> [Goal] Begin with the first line and repeat exactly through the line containing "(1828,0) rectangle (1840,1536);"; leave every image out.

> [Data segment]
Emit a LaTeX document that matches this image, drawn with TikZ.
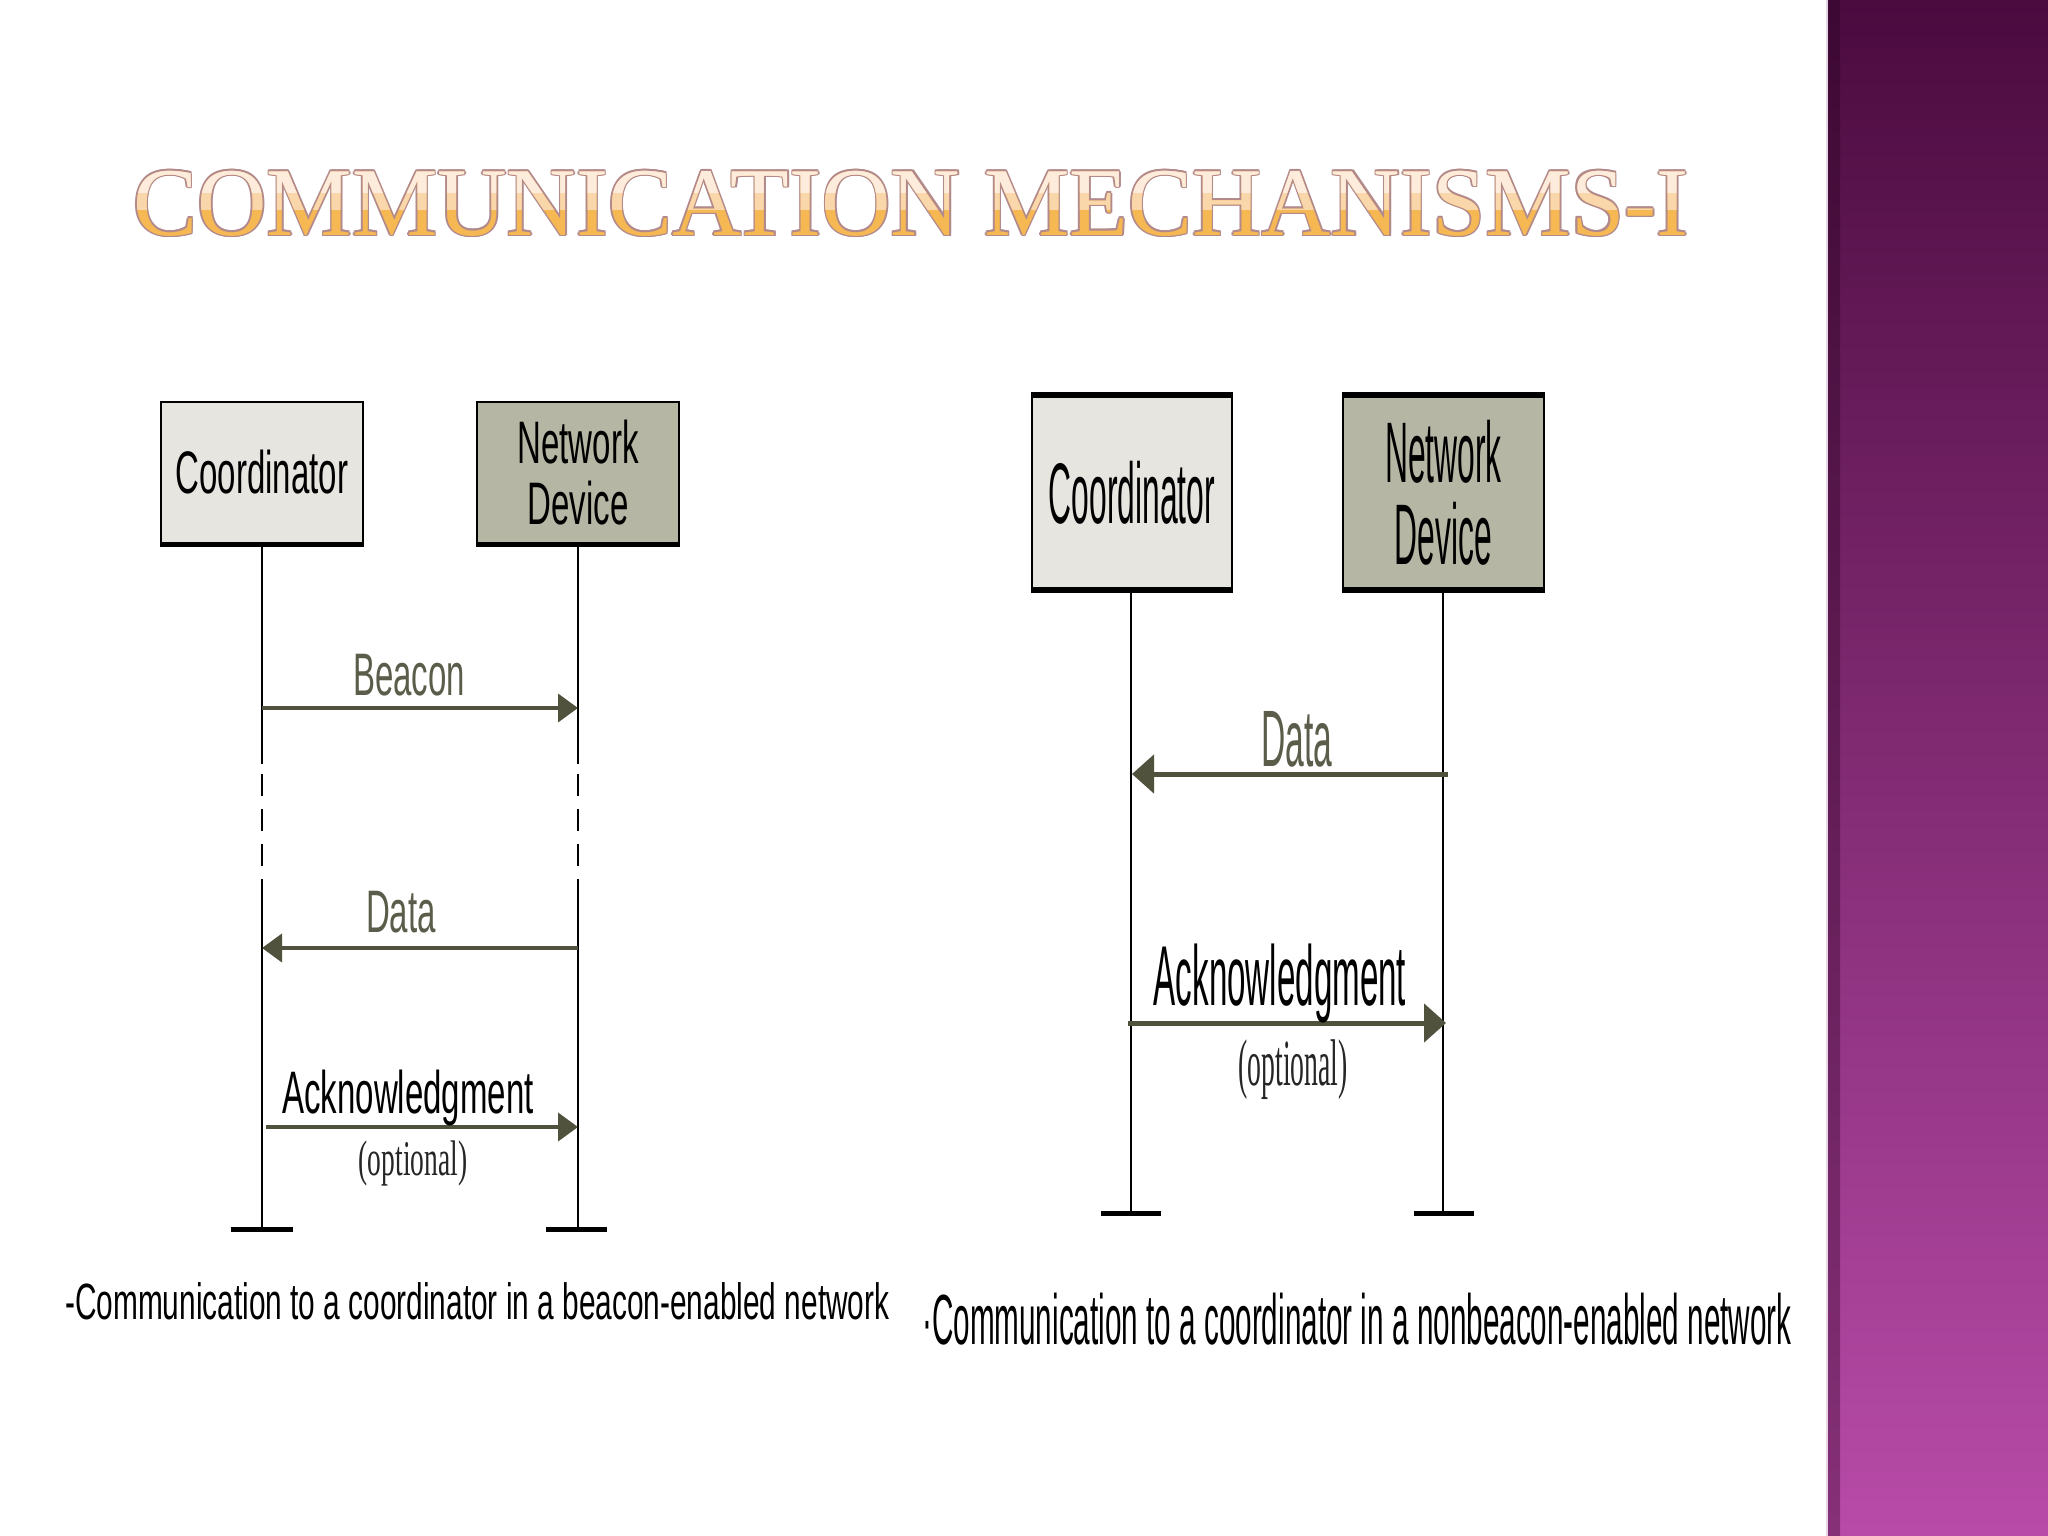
\documentclass[tikz,border=0pt]{standalone}
\usepackage{fontspec}
\usetikzlibrary{arrows.meta}
\setmainfont{Liberation Serif}
\newfontfamily\fA[FakeStretch=0.55]{Liberation Sans}
\newfontfamily\fB[FakeStretch=0.37]{Liberation Sans}
\newfontfamily\fBa[FakeStretch=0.39]{Liberation Sans}
\newfontfamily\fBd[FakeStretch=0.42]{Liberation Sans}
\newfontfamily\fCl[FakeStretch=0.585]{Liberation Sans}
\newfontfamily\fCr[FakeStretch=0.418]{Liberation Sans}
\newfontfamily\sA[FakeStretch=0.55]{Liberation Serif}
\newfontfamily\sB[FakeStretch=0.42]{Liberation Serif}
\newfontfamily\tF[FakeStretch=0.99]{Liberation Serif}
\definecolor{arrowc}{HTML}{50523D}
\definecolor{labelc}{HTML}{5B5D4A}
\definecolor{coordfill}{HTML}{E6E5E0}
\definecolor{devfill}{HTML}{B5B6A4}
\definecolor{bandtop}{HTML}{4B0B3F}
\definecolor{bandmid}{HTML}{843379}
\definecolor{bandbot}{HTML}{B84BA8}
\definecolor{stripTop}{HTML}{3A0830}
\definecolor{stripBot}{HTML}{7A2A6C}
\definecolor{tOrange}{HTML}{F6B852}
\definecolor{tLight}{HTML}{FAD7AA}
\definecolor{tPale}{HTML}{FDEBDC}
\definecolor{tEdge}{HTML}{B38A8C}
\begin{document}
\begin{tikzpicture}[x=1pt,y=-1pt,
  lifebox/.style={draw=black, line width=2.5pt, inner sep=0pt, align=center},
  lifeline/.style={line width=2pt, draw=black},
  endbar/.style={line width=5pt, draw=black},
  msgA/.style={draw=arrowc, line width=4pt, -{Triangle[length=20pt,width=28pt]}},
  msgB/.style={draw=arrowc, line width=5pt, -{Triangle[length=22pt,width=38pt]}},
  ttl/.style={anchor=base, font=\tF\fontsize{97pt}{100pt}\selectfont, inner sep=0pt},
  smallA/.style={font=\fA\fontsize{60pt}{61pt}\selectfont},
  bigB/.style={font=\fB\fontsize{86pt}{82pt}\selectfont}]
\useasboundingbox (0,0) rectangle (2048,1536);
\fill[white] (0,0) rectangle (2048,1536);
% purple band
\shade[top color=bandtop, middle color=bandmid, bottom color=bandbot] (1826,0) rectangle (2048,1536);
\fill[fill=white!80!bandmid] (1826,0) rectangle (1828,1536);
\shade[top color=stripTop, bottom color=stripBot, opacity=0.8] (1828,0) rectangle (1840,1536);

% title
\foreach \dx/\dy [count=\i] in {-1.6/0,1.6/0,0/-1.6,0/1.6,-1.1/-1.1,1.1/1.1,-1.1/1.1,1.1/-1.1}
  \node[ttl, text=tEdge] (tedge\i) at (911+\dx,235+\dy) {COMMUNICATION MECHANISMS-I};
\node[ttl, text=tOrange] (title) at (911,235) {COMMUNICATION MECHANISMS-I};
\begin{scope}
  \clip (0,150) rectangle (1800,209);
  \node[ttl, text=tLight] (titleB) at (911,235) {COMMUNICATION MECHANISMS-I};
\end{scope}
\begin{scope}
  \clip (0,150) rectangle (1800,192);
  \node[ttl, text=tPale] (titleC) at (911,235) {COMMUNICATION MECHANISMS-I};
\end{scope}

% ---------- left diagram ----------
\node[lifebox, smallA, fill=coordfill, minimum width=202pt, minimum height=141pt] (lc) at (262,472.5) {Coordinator};
\node[lifebox, smallA, fill=devfill, minimum width=202pt, minimum height=141pt] (ld) at (578,472.5) {Network\\Device};
\draw[line width=4.5pt] (lc.south west) -- (lc.south east);
\draw[line width=4.5pt] (ld.south west) -- (ld.south east);

\coordinate (lcA) at (262,764); \coordinate (lcB) at (262,774); \coordinate (lcC) at (262,888); \coordinate (lcE) at (262,1229);
\coordinate (ldA) at (578,764); \coordinate (ldB) at (578,774); \coordinate (ldC) at (578,888); \coordinate (ldE) at (578,1229);
\draw[lifeline] (lc.south) -- (lcA);
\draw[lifeline, dash pattern=on 22pt off 13pt] (lcB) -- (lcC);
\draw[lifeline] (lcC) -- (lcE);
\draw[lifeline] (ld.south) -- (ldA);
\draw[lifeline, dash pattern=on 22pt off 13pt] (ldB) -- (ldC);
\draw[lifeline] (ldC) -- (ldE);
\coordinate (lcE1) at (231,1229); \coordinate (lcE2) at (293,1229);
\coordinate (ldE1) at (546,1229); \coordinate (ldE2) at (607,1229);
\draw[endbar] (lcE1) -- (lcE2);
\draw[endbar] (ldE1) -- (ldE2);

\coordinate (lb1) at (262,708); \coordinate (lb2) at (578,708);
\coordinate (ldt1) at (578,948); \coordinate (ldt2) at (262,948);
\coordinate (lak1) at (266,1127); \coordinate (lak2) at (578,1127);
\draw[msgA] (lb1) -- (lb2);
\draw[msgA] (ldt1) -- (ldt2);
\draw[msgA] (lak1) -- (lak2);
\node[smallA, anchor=base, text=labelc, inner sep=0pt] (lbeacon) at (409,695) {Beacon};
\node[smallA, anchor=base, text=labelc, inner sep=0pt] (ldata) at (401,932) {Data};
\node[smallA, anchor=base, text=black, inner sep=0pt] (lack) at (408,1113) {Acknowledgment};
\node[anchor=base, font=\sA\fontsize{50pt}{52pt}\selectfont, text=black!85, inner sep=0pt] (lopt) at (413,1175) {(optional)};

% ---------- right diagram ----------
\node[lifebox, bigB, fill=coordfill, minimum width=200pt, minimum height=193pt] (rc) at (1132,492.5) {Coordinator};
\node[lifebox, bigB, fill=devfill, minimum width=201pt, minimum height=193pt] (rd) at (1443.5,492.5) {Network\\Device};
\draw[line width=6pt] (rc.north west) -- (rc.north east);
\draw[line width=6pt] (rc.south west) -- (rc.south east);
\draw[line width=6pt] (rd.north west) -- (rd.north east);
\draw[line width=6pt] (rd.south west) -- (rd.south east);

\coordinate (rcE) at (1131,1213); \coordinate (rdE) at (1443,1213);
\draw[lifeline] (rc.south -| rcE) -- (rcE);
\draw[lifeline] (rd.south -| rdE) -- (rdE);
\coordinate (rcE1) at (1101,1213); \coordinate (rcE2) at (1161,1213);
\coordinate (rdE1) at (1414,1213); \coordinate (rdE2) at (1474,1213);
\draw[endbar] (rcE1) -- (rcE2);
\draw[endbar] (rdE1) -- (rdE2);

\coordinate (rdt1) at (1448,774); \coordinate (rdt2) at (1132,774);
\coordinate (rak1) at (1128,1023); \coordinate (rak2) at (1446,1023);
\draw[msgB] (rdt1) -- (rdt2);
\draw[msgB] (rak1) -- (rak2);
\node[anchor=base, font=\fBd\fontsize{80pt}{82pt}\selectfont, text=labelc, inner sep=0pt] (rdata) at (1297,766) {Data};
\node[anchor=base, font=\fBa\fontsize{85pt}{87pt}\selectfont, text=black, inner sep=0pt] (rack) at (1280,1005) {Acknowledgment};
\node[anchor=base, font=\sB\fontsize{66pt}{68pt}\selectfont, text=black!85, inner sep=0pt] (ropt) at (1293,1085) {(optional)};

% captions
\node[anchor=base west, font=\fCl\fontsize{51pt}{52pt}\selectfont, inner sep=0pt] (capl) at (65,1319) {-Communication to a coordinator in a beacon-enabled network};
\node[anchor=base west, font=\fCr\fontsize{71pt}{72pt}\selectfont, inner sep=0pt] (capr) at (922,1344) {·Communication to a coordinator in a nonbeacon-enabled network};
\end{tikzpicture}
\end{document}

> [Output of the task]
Emit a LaTeX document that matches this image, drawn with TikZ.
\documentclass[tikz,border=0pt]{standalone}
\usepackage{fontspec}
\usetikzlibrary{arrows.meta}
\setmainfont{Liberation Serif}
\newfontfamily\fA[FakeStretch=0.55]{Liberation Sans}
\newfontfamily\fB[FakeStretch=0.37]{Liberation Sans}
\newfontfamily\fBa[FakeStretch=0.39]{Liberation Sans}
\newfontfamily\fBd[FakeStretch=0.42]{Liberation Sans}
\newfontfamily\fCl[FakeStretch=0.585]{Liberation Sans}
\newfontfamily\fCr[FakeStretch=0.418]{Liberation Sans}
\newfontfamily\sA[FakeStretch=0.55]{Liberation Serif}
\newfontfamily\sB[FakeStretch=0.42]{Liberation Serif}
\newfontfamily\tF[FakeStretch=0.99]{Liberation Serif}
\definecolor{arrowc}{HTML}{50523D}
\definecolor{labelc}{HTML}{5B5D4A}
\definecolor{coordfill}{HTML}{E6E5E0}
\definecolor{devfill}{HTML}{B5B6A4}
\definecolor{bandtop}{HTML}{4B0B3F}
\definecolor{bandmid}{HTML}{843379}
\definecolor{bandbot}{HTML}{B84BA8}
\definecolor{stripTop}{HTML}{3A0830}
\definecolor{stripBot}{HTML}{7A2A6C}
\definecolor{tOrange}{HTML}{F6B852}
\definecolor{tLight}{HTML}{FAD7AA}
\definecolor{tPale}{HTML}{FDEBDC}
\definecolor{tEdge}{HTML}{B38A8C}
\begin{document}
\begin{tikzpicture}[x=1pt,y=-1pt,
  lifebox/.style={draw=black, line width=2.5pt, inner sep=0pt, align=center},
  lifeline/.style={line width=2pt, draw=black},
  endbar/.style={line width=5pt, draw=black},
  msgA/.style={draw=arrowc, line width=4pt, -{Triangle[length=20pt,width=28pt]}},
  msgB/.style={draw=arrowc, line width=5pt, -{Triangle[length=22pt,width=38pt]}},
  ttl/.style={anchor=base, font=\tF\fontsize{97pt}{100pt}\selectfont, inner sep=0pt},
  smallA/.style={font=\fA\fontsize{60pt}{61pt}\selectfont},
  bigB/.style={font=\fB\fontsize{86pt}{82pt}\selectfont}]
\useasboundingbox (0,0) rectangle (2048,1536);
\fill[white] (0,0) rectangle (2048,1536);
% purple band
\shade[top color=bandtop, middle color=bandmid, bottom color=bandbot] (1826,0) rectangle (2048,1536);
\fill[fill=white!80!bandmid] (1826,0) rectangle (1828,1536);
\shade[top color=stripTop, bottom color=stripBot, opacity=0.8] (1828,0) rectangle (1840,1536);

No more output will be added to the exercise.